This month’s coverage of the Americas includes an update on Bolivia, where President Evo Morales has not given up his effort to eliminate the constitutional barrier to his standing for another term in October 2019.  PRS will assess how Morales might succeed after a proposal to lift the presidential term limit was rejected by voters in early 2016.  In that vein, the update will focus on a discussion of the policy course the president is likely to pursue as he attempts to build grassroots support for an extension of his tenure, and how that will impact both the business climate and economic performance in the near term.

Our extensive coverage of Western Europe includes a detailed analytical assessment of investor prospects in the Netherlands, analyzing the prospective stability of the new coalition government that was finally formed by Prime Minister Mark Rutte after more than 200 days of negotiations and a failed attempt to include the Greens following the inconclusive elections in March which saw the political landscape fragment.  Our report looks at the four parties involved, their major differences and key players, with a view to understanding the government’s durability and policy direction during the four-year term.  We outline new forecasts for key macro-fiscal indicators incorporating the new government’s program, and also examine the implications for the medium-term balance of political power should the political tensions that have boosted support for the far-right PVV persist.
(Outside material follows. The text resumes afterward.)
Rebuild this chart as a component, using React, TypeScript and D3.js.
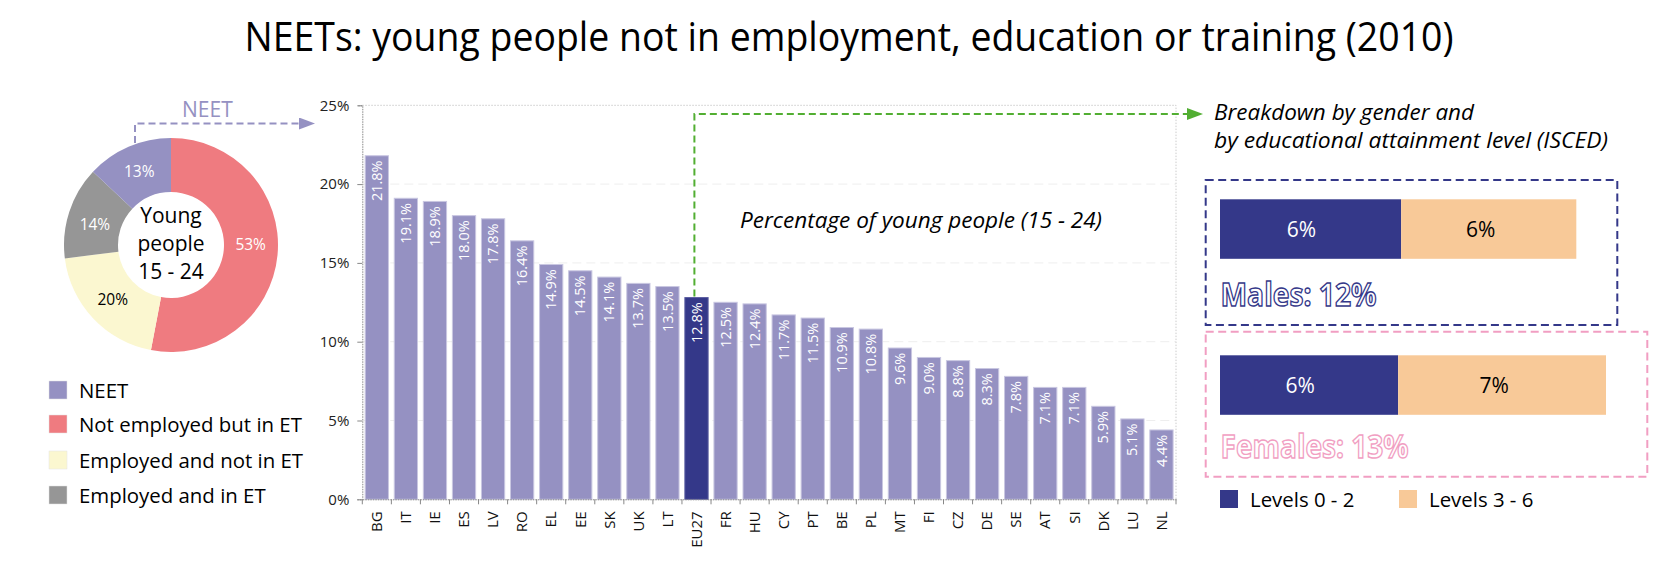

Turning to Eastern Europe, our coverage this month features an update on Czech Republic, where, as expected, the moderately euroskeptic ANO emerged victorious at a parliamentary election held in October.  While voters were clearly prepared to ignore the cloud of scandal hanging over ANO leader Andrej Babiš, potential coalition partners are not.  The center-right ODS has ruled out a partnership with ANO as long as Babiš remains at the helm of the party, and there are limited alternative coalition options available to the ANO leader.  As such, it could be quite some time before a government is formed, and concluding a coalition agreement might require Babiš to let another member of his party fill the prime minister’s post.

The economy is on a firm footing thanks to the policy program implemented while Babiš served as minister of finance in the outgoing government, and should be able to weather a period of political uncertainty in good shape.  PRS’ analysis will include a discussion of how the policy agenda of an ANO-led government might differ from that of the previous government headed by the Social Democrats, and an assessment of what the change in government portends for both the climate for investment and the health of the economy.

Along with detailed reports on higher-risk Malaysia and Myanmar this month, our Asia coverage takes a look at the political risks developing in Singapore, as we question whether or not the city-state might lose its enviable reputation as one of the safest domains worldwide, and what that would mean for investors in the advent of the next legislative elections not due until 2021.  We take another look at the likely candidates to eventually replace Prime Minister Lee Hsien Loong as leader of the People’s Action Party (PAP), we investigate the controversy over the Lee family legacy causing a feud between siblings, and assess the silent protests occurring more frequently in response to allegations of abuse of power and a lack of democracy surrounding the recent presidential election process.  Our report rounds out with a detailed synopsis of forecasts for key macro-fiscal variables affecting the business and investor environment.

Shifting to the Middle East and North Africa, the November roster includes an update on Saudi Arabia, where King Salman’s controversial decision to designate his own son, Mohammed bin Salman, as the crown prince has heightened the risk that an inevitable generational transfer of royal power could be troubled by intense infighting and palace intrigue involving resentful cousins of the heir-apparent.  Mohammed bin Salman is both the minister of defense and the head of the kingdom’s economic planning body, and setbacks in the kingdom’s effort to establish itself as a military power in the region and a recent partial retreat on reforms aimed at transforming the oil-dependent economy have sown doubt as to Mohammed bin Salman’s readiness to wear the crown.

The update will discuss the near-term risk implications of an ongoing standoff between a Saudi-led regional coalition and Qatar, including the possible breakup of the GCC.  PRS will also assess the prospects for further progress on the crown prince’s plan to rapidly diversify the kingdom’s economy, and examine the risks associated with decreased oil revenues, including an increase in reports of government arrears on payments to contractors.

Finally, PRS’ coverage of Sub-Saharan Africa incudes an update on Angola that looks at conditions in the country following disputed legislative elections held in August that paved the way for João Manuel Gonçalves Lourenço to replace José Eduardo dos Santos, who retired after 38 years in power.  With a fresh face at the helm promising a crackdown on corruption, and a new strategy to diversify the economy, Angolans have greeted Lourenço’s election with great expectations.  However, the continued presence of dos Santos as leader of the governing party, in which position he will no doubt seek to protect his family’s influence and business interests, and the economic realities stemming from the country’s dependence on oil point to a high likelihood that those expectations will be disappointed.  Our report looks ahead to the institutional and policy-making situation in 2018, and how it will affect business contracts, the currency, and the availability of foreign exchange, which is reported to be extremely scarce due to the drop in oil revenue and is naturally constraining the ability to pay for imports.